By focusing on variables like **Addicted_Score**, **Conflicts_Over_Social_Media**, and **Sleep_Hours_Per_Night**,  
we can see whether higher addiction scores are connected to more conflicts or reduced sleep.



## 6. Final Summary and Insights

From these visualizations, several key themes emerge:

1. **High Levels of Daily Usage**  
   - Many students spend **4–7 hours per day** on social media, which is a substantial portion of their free time.  

2. **Dominant Platforms**  
   - A small number of platforms (especially Instagram, TikTok, and YouTube) are used by most students.  
   - These platforms likely drive much of the observed screen time and potential addiction.

3. **Perceived Academic Impact**  
   - The count plot indicates how many students feel their academic performance is affected.  
   - If "Yes" responses are high, this provides evidence for further investigation into productivity and grades.

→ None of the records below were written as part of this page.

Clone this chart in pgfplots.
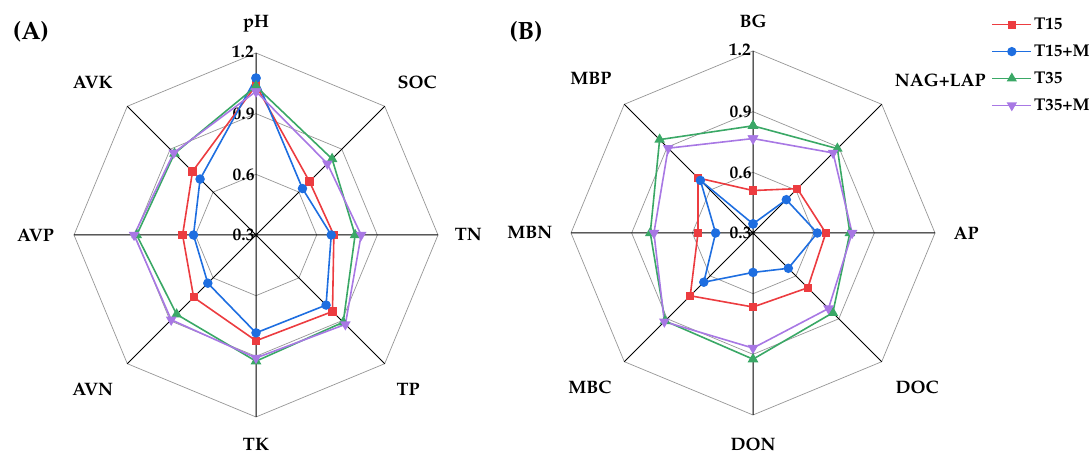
\documentclass[border=0pt]{standalone}
\usepackage[T1]{fontenc}
\usepackage{mathpazo}
\usepackage{pgfplots}
\usepackage{pgfplotstable}
\pgfplotsset{compat=1.18}
\definecolor{cR}{RGB}{236,60,64}
\definecolor{cB}{RGB}{30,110,224}
\definecolor{cG}{RGB}{58,168,102}
\definecolor{cP}{RGB}{168,120,228}
\definecolor{gridc}{RGB}{150,150,150}

% index i: 0 = top, clockwise in steps of 45 degrees; last row closes the polygon
\pgfplotstableread{
i T15 T15M T35 T35M
0 1.040 1.076 1.035 1.010
1 0.674 0.625 0.832 0.799
2 0.685 0.672 0.790 0.820
3 0.835 0.790 0.910 0.925
4 0.823 0.784 0.924 0.908
5 0.736 0.637 0.855 0.893
6 0.663 0.609 0.890 0.903
7 0.744 0.691 0.870 0.875
8 1.040 1.076 1.035 1.010
}\dataA
\pgfplotstableread{
i T15 T15M T35 T35M
0 0.510 0.345 0.830 0.767
1 0.610 0.533 0.890 0.860
2 0.660 0.618 0.779 0.790
3 0.683 0.547 0.858 0.828
4 0.666 0.495 0.924 0.869
5 0.739 0.644 0.915 0.920
6 0.572 0.485 0.808 0.790
7 0.685 0.668 0.953 0.893
8 0.510 0.345 0.830 0.767
}\dataB

\newcommand{\octa}[2]{\draw[gridc,line width=0.7pt] (0,#1) -- (#2,#2) -- (#1,0) -- (#2,-#2) -- (0,-#1) -- (-#2,-#2) -- (-#1,0) -- (-#2,#2) -- cycle;}
\newcommand{\radargrid}{%
  \octa{0.3}{0.21213}\octa{0.6}{0.42426}\octa{0.9}{0.63640}%
  \draw[black,line width=1pt] (0,0.9) -- (0,-0.9) (-0.9,0) -- (0.9,0)
     (-0.6364,-0.6364) -- (0.6364,0.6364) (-0.6364,0.6364) -- (0.6364,-0.6364);%
  \node[anchor=east,font=\ticfont,inner sep=0pt] at (-0.010,0.905) {1.2};%
  \node[anchor=east,font=\ticfont,inner sep=0pt] at (-0.006,0.6) {0.9};%
  \node[anchor=east,font=\ticfont,inner sep=0pt] at (-0.006,0.3) {0.6};%
  \node[anchor=east,font=\ticfont,inner sep=0pt] at (-0.006,0.0) {0.3};%
}
\newcommand{\ticfont}{\bfseries\fontsize{17.5}{20}\selectfont}
\newcommand{\labfont}{\bfseries\fontsize{18}{21}\selectfont}
\tikzset{lab/.style={font=\labfont, inner sep=0pt}}

\pgfplotsset{
  radar/.style={scale only axis, width=364pt, height=364pt,
    xmin=-0.9, xmax=0.9, ymin=-0.9, ymax=0.9, axis lines=none, clip=false,
    anchor=origin},
  sR/.style={color=cR, line width=1.6pt, mark=square*, mark size=3.3pt, mark options={solid,fill=cR}},
  sB/.style={color=cB, line width=1.6pt, mark=*, mark size=3.9pt, mark options={solid,fill=cB}},
  sG/.style={color=cG, line width=1.6pt, mark=triangle*, mark size=4.6pt, mark options={solid,fill=cG}},
  sP/.style={color=cP, line width=1.6pt, mark=triangle*, mark size=4.6pt, mark options={solid,fill=cP,rotate=180}},
}

\begin{document}
\begin{tikzpicture}
\path[use as bounding box] (0,0) rectangle (1092pt,454pt);
\node[font=\bfseries\fontsize{25}{29}\selectfont] at (31pt,422pt) {(A)};
\node[font=\bfseries\fontsize{25}{29}\selectfont] at (526pt,422pt) {(B)};

\begin{axis}[radar, at={(256pt,219pt)}]
\radargrid
\addplot[sR] table[x expr={(\thisrow{T15}-0.3)*sin(45*\thisrow{i})}, y expr={(\thisrow{T15}-0.3)*cos(45*\thisrow{i})}] {\dataA};
\addplot[sB] table[x expr={(\thisrow{T15M}-0.3)*sin(45*\thisrow{i})}, y expr={(\thisrow{T15M}-0.3)*cos(45*\thisrow{i})}] {\dataA};
\addplot[sG] table[x expr={(\thisrow{T35}-0.3)*sin(45*\thisrow{i})}, y expr={(\thisrow{T35}-0.3)*cos(45*\thisrow{i})}] {\dataA};
\addplot[sP] table[x expr={(\thisrow{T35M}-0.3)*sin(45*\thisrow{i})}, y expr={(\thisrow{T35M}-0.3)*cos(45*\thisrow{i})}] {\dataA};
\node[lab] at (0,1.045) {pH};
\node[lab] at (0.797,0.757) {SOC};
\node[lab] at (1.05,0) {TN};
\node[lab] at (0.752,-0.762) {TP};
\node[lab] at (0,-1.035) {TK};
\node[lab] at (-0.807,-0.762) {AVN};
\node[lab] at (-1.09,0) {AVP};
\node[lab] at (-0.807,0.757) {AVK};
\end{axis}

\begin{axis}[radar, at={(753pt,221pt)},
  legend style={at={(1.155,1.096)}, anchor=north west, draw=none, fill=none,
    font=\bfseries\fontsize{17}{20}\selectfont, inner sep=0pt, row sep=10pt,
    /tikz/every even column/.append style={column sep=8pt}},
  legend cell align=left,
  legend image code/.code={\draw[line width=1.4pt,mark repeat=2,mark phase=2] plot coordinates {(0pt,0pt) (19.5pt,0pt) (39pt,0pt)};}]
\radargrid
\addplot[sR] table[x expr={(\thisrow{T15}-0.3)*sin(45*\thisrow{i})}, y expr={(\thisrow{T15}-0.3)*cos(45*\thisrow{i})}] {\dataB};
\addlegendentry{T15}
\addplot[sB] table[x expr={(\thisrow{T15M}-0.3)*sin(45*\thisrow{i})}, y expr={(\thisrow{T15M}-0.3)*cos(45*\thisrow{i})}] {\dataB};
\addlegendentry{T15+M}
\addplot[sG] table[x expr={(\thisrow{T35}-0.3)*sin(45*\thisrow{i})}, y expr={(\thisrow{T35}-0.3)*cos(45*\thisrow{i})}] {\dataB};
\addlegendentry{T35}
\addplot[sP] table[x expr={(\thisrow{T35M}-0.3)*sin(45*\thisrow{i})}, y expr={(\thisrow{T35M}-0.3)*cos(45*\thisrow{i})}] {\dataB};
\addlegendentry{T35+M}
\node[lab] at (0,1.045) {BG};
\node[lab] at (0.926,0.757) {NAG+LAP};
\node[lab] at (1.054,0) {AP};
\node[lab] at (0.812,-0.762) {DOC};
\node[lab] at (0,-1.045) {DON};
\node[lab] at (-0.807,-0.762) {MBC};
\node[lab] at (-1.104,0) {MBN};
\node[lab] at (-0.802,0.762) {MBP};
\end{axis}
\end{tikzpicture}
\end{document}
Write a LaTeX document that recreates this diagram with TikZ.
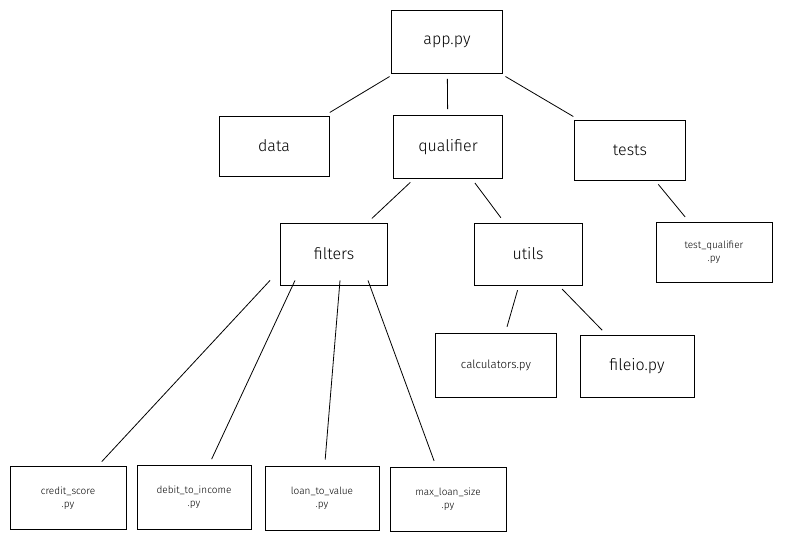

4. **Group Differences**  
   - Average usage by gender shows small but noticeable differences, suggesting that some groups may be more exposed  
     to the risks of heavy social media use.

5. **Relationships Among Variables**  
   - The scatter plot between usage and mental health shows how well-being scores vary with screen time.  
   - The correlation heatmap highlights links between addiction scores, conflicts, sleep, and mental health,  
     which can motivate more detailed statistical modeling in future work.

These results support the overall objective: to understand how students' social media habits connect to  
their well-being, relationships, and academic life.